Question

Prove by induction that the even power of every odd integer when divided by 8 leaves the remainder $$ 1. $$

Answer

**step1 Define the Property to be Proven by Induction**

Let the property we want to prove by induction be denoted as $$P(k)$$. The statement is: For any odd integer $$x$$, the $$2k$$-th power of $$x$$ (i.e., $$x^{2k}$$) leaves a remainder of 1 when divided by 8. We need to prove this for all positive integers $$k \geq 1$$. In mathematical notation, this is expressed as:

$$x^{2k} \equiv 1 \pmod{8}$$

**step2 Prove the Base Case**

For the base case, we need to show that $$P(1)$$ is true. This means we must prove that for any odd integer $$x$$, $$x^2$$ leaves a remainder of 1 when divided by 8. An odd integer can always be written in the form $$2m+1$$ for some integer $$m$$. Let's consider the square of an odd integer:

$$x^2 = (2m+1)^2$$

$$x^2 = (2m)^2 + 2(2m)(1) + 1^2$$

$$x^2 = 4m^2 + 4m + 1$$

$$x^2 = 4m(m+1) + 1$$

We know that the product of two consecutive integers, $$m(m+1)$$, is always an even number. This is because either $$m$$ is even, or $$m+1$$ is even.

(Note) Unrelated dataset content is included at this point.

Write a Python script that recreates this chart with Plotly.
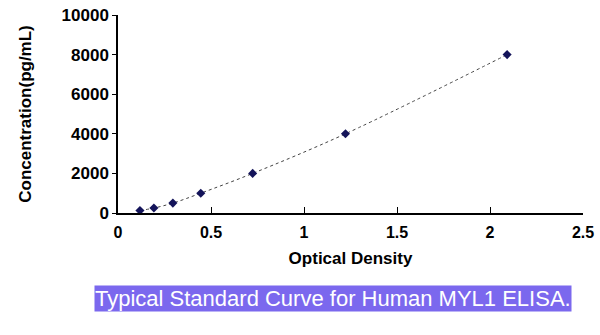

Therefore, we can write $$m(m+1) = 2j$$ for some integer $$j$$. Substituting this back into the expression for $$x^2$$:

$$x^2 = 4(2j) + 1$$

$$x^2 = 8j + 1$$

This equation shows that $$x^2$$ can be written in the form $$8j+1$$, which means $$x^2$$ leaves a remainder of 1 when divided by 8. Thus, the base case $$P(1)$$ is true.

**step3 Formulate the Inductive Hypothesis**

Assume that the property $$P(k)$$ is true for some arbitrary positive integer $$k$$. That is, assume that for any odd integer $$x$$, $$x^{2k}$$ leaves a remainder of 1 when divided by 8. This can be expressed as:

$$x^{2k} = 8s + 1$$

for some integer $$s$$.

**step4 Perform the Inductive Step**

Now we need to prove that $$P(k+1)$$ is true, using the inductive hypothesis. This means we must show that for any odd integer $$x$$, $$x^{2(k+1)}$$ leaves a remainder of 1 when divided by 8. Let's start by rewriting $$x^{2(k+1)}$$ using the rules of exponents:

$$x^{2(k+1)} = x^{2k+2}$$

$$x^{2(k+1)} = x^{2k} \cdot x^2$$

From our inductive hypothesis ($$P(k)$$), we know that $$x^{2k} = 8s + 1$$ for some integer $$s$$.
From the base case ($$P(1)$$), we established that for any odd integer $$x$$, $$x^2 = 8t + 1$$ for some integer $$t$$.
Now, substitute these expressions into the equation for $$x^{2(k+1)}$$:

$$x^{2(k+1)} = (8s + 1)(8t + 1)$$

Expand the product:

$$x^{2(k+1)} = (8s)(8t) + (8s)(1) + (1)(8t) + (1)(1)$$

$$x^{2(k+1)} = 64st + 8s + 8t + 1$$

Factor out 8 from the first three terms:

$$x^{2(k+1)} = 8(8st + s + t) + 1$$

Since $$s$$ and $$t$$ are integers, the expression $$8st + s + t$$ is also an integer. Let $$Q = 8st + s + t$$.

$$x^{2(k+1)} = 8Q + 1$$

This equation shows that $$x^{2(k+1)}$$ can be written in the form $$8Q+1$$, which means $$x^{2(k+1)}$$ leaves a remainder of 1 when divided by 8. Therefore, $$P(k+1)$$ is true.

**step5 Conclusion**

Since the base case $$P(1)$$ is true, and we have shown that the truth of $$P(k)$$ implies the truth of $$P(k+1)$$, by the principle of mathematical induction, the property $$P(k)$$ is true for all positive integers $$k \geq 1$$. Hence, it is proven that the even power of every odd integer when divided by 8 leaves the remainder 1.